_SHORT TASK_
Collect each line of the records containing the string "matplotlib".

_MATERIALS PROVIDED_
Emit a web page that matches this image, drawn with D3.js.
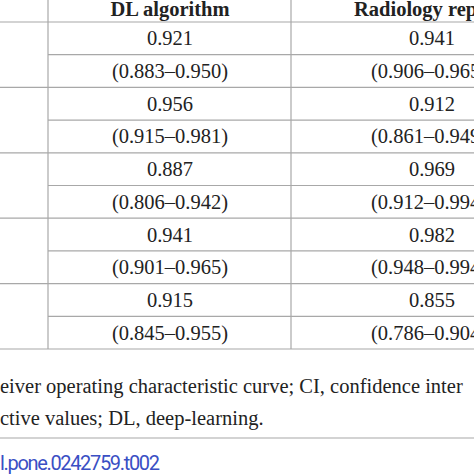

...

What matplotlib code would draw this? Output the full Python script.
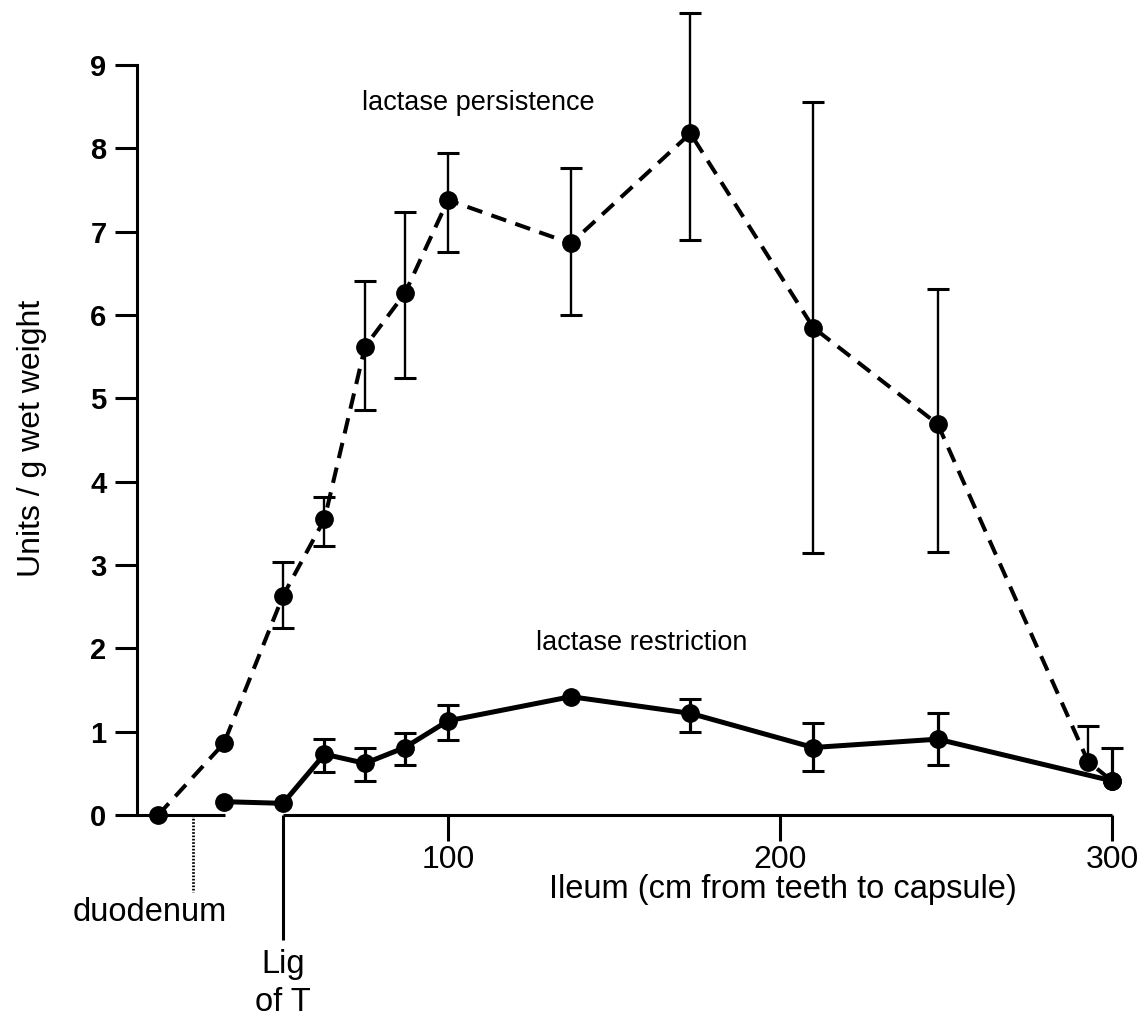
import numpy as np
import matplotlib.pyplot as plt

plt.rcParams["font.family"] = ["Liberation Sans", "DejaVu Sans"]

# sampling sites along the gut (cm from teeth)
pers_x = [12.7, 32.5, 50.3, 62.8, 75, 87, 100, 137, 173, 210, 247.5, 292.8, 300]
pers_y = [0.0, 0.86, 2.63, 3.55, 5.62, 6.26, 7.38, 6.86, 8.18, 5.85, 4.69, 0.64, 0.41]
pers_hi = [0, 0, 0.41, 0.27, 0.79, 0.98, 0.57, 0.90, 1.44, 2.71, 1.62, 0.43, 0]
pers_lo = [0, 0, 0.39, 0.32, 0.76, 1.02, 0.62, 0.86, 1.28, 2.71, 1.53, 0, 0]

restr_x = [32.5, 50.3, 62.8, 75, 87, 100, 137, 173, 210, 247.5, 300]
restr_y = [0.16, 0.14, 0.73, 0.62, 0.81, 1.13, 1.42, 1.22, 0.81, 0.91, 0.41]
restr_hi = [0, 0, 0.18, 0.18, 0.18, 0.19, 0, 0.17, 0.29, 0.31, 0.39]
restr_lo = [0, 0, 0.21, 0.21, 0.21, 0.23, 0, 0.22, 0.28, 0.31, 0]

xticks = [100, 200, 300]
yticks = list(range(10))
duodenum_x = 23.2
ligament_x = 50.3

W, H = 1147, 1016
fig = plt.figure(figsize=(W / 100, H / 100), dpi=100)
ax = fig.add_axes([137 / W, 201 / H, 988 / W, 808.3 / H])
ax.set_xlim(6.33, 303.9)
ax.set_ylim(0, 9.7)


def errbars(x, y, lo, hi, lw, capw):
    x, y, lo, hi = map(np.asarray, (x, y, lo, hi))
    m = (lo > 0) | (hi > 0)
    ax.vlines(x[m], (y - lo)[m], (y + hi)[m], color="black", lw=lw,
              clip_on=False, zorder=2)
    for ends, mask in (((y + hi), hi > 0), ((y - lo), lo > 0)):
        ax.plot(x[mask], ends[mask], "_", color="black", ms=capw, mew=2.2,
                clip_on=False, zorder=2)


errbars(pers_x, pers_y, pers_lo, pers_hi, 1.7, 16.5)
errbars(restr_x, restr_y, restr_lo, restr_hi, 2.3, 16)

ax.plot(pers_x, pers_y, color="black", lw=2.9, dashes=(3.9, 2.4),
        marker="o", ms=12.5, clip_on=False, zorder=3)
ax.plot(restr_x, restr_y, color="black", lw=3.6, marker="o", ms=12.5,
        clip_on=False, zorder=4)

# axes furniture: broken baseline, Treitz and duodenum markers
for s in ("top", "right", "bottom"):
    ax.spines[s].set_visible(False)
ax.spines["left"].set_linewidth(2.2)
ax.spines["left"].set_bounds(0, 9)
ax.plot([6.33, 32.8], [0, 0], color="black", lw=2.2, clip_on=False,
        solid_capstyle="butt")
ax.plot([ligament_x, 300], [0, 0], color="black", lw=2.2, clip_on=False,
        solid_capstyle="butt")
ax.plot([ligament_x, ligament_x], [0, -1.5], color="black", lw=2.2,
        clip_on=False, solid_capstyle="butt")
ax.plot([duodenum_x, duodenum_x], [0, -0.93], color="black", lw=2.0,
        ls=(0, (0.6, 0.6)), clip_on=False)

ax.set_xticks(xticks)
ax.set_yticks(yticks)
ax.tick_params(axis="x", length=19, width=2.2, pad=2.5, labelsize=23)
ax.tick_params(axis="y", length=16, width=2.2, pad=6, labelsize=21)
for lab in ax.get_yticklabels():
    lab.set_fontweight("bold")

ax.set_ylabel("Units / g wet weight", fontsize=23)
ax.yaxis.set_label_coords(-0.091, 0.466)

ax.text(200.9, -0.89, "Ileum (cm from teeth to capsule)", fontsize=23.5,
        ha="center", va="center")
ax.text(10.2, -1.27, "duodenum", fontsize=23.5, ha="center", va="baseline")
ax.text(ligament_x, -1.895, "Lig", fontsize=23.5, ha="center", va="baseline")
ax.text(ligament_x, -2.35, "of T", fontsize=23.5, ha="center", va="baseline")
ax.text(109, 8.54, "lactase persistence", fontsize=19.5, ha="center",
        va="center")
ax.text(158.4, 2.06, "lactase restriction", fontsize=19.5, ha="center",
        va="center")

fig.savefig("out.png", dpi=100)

_WORKED SOLUTION_
What matplotlib code would draw this? Output the full Python script.
import matplotlib.pyplot as plt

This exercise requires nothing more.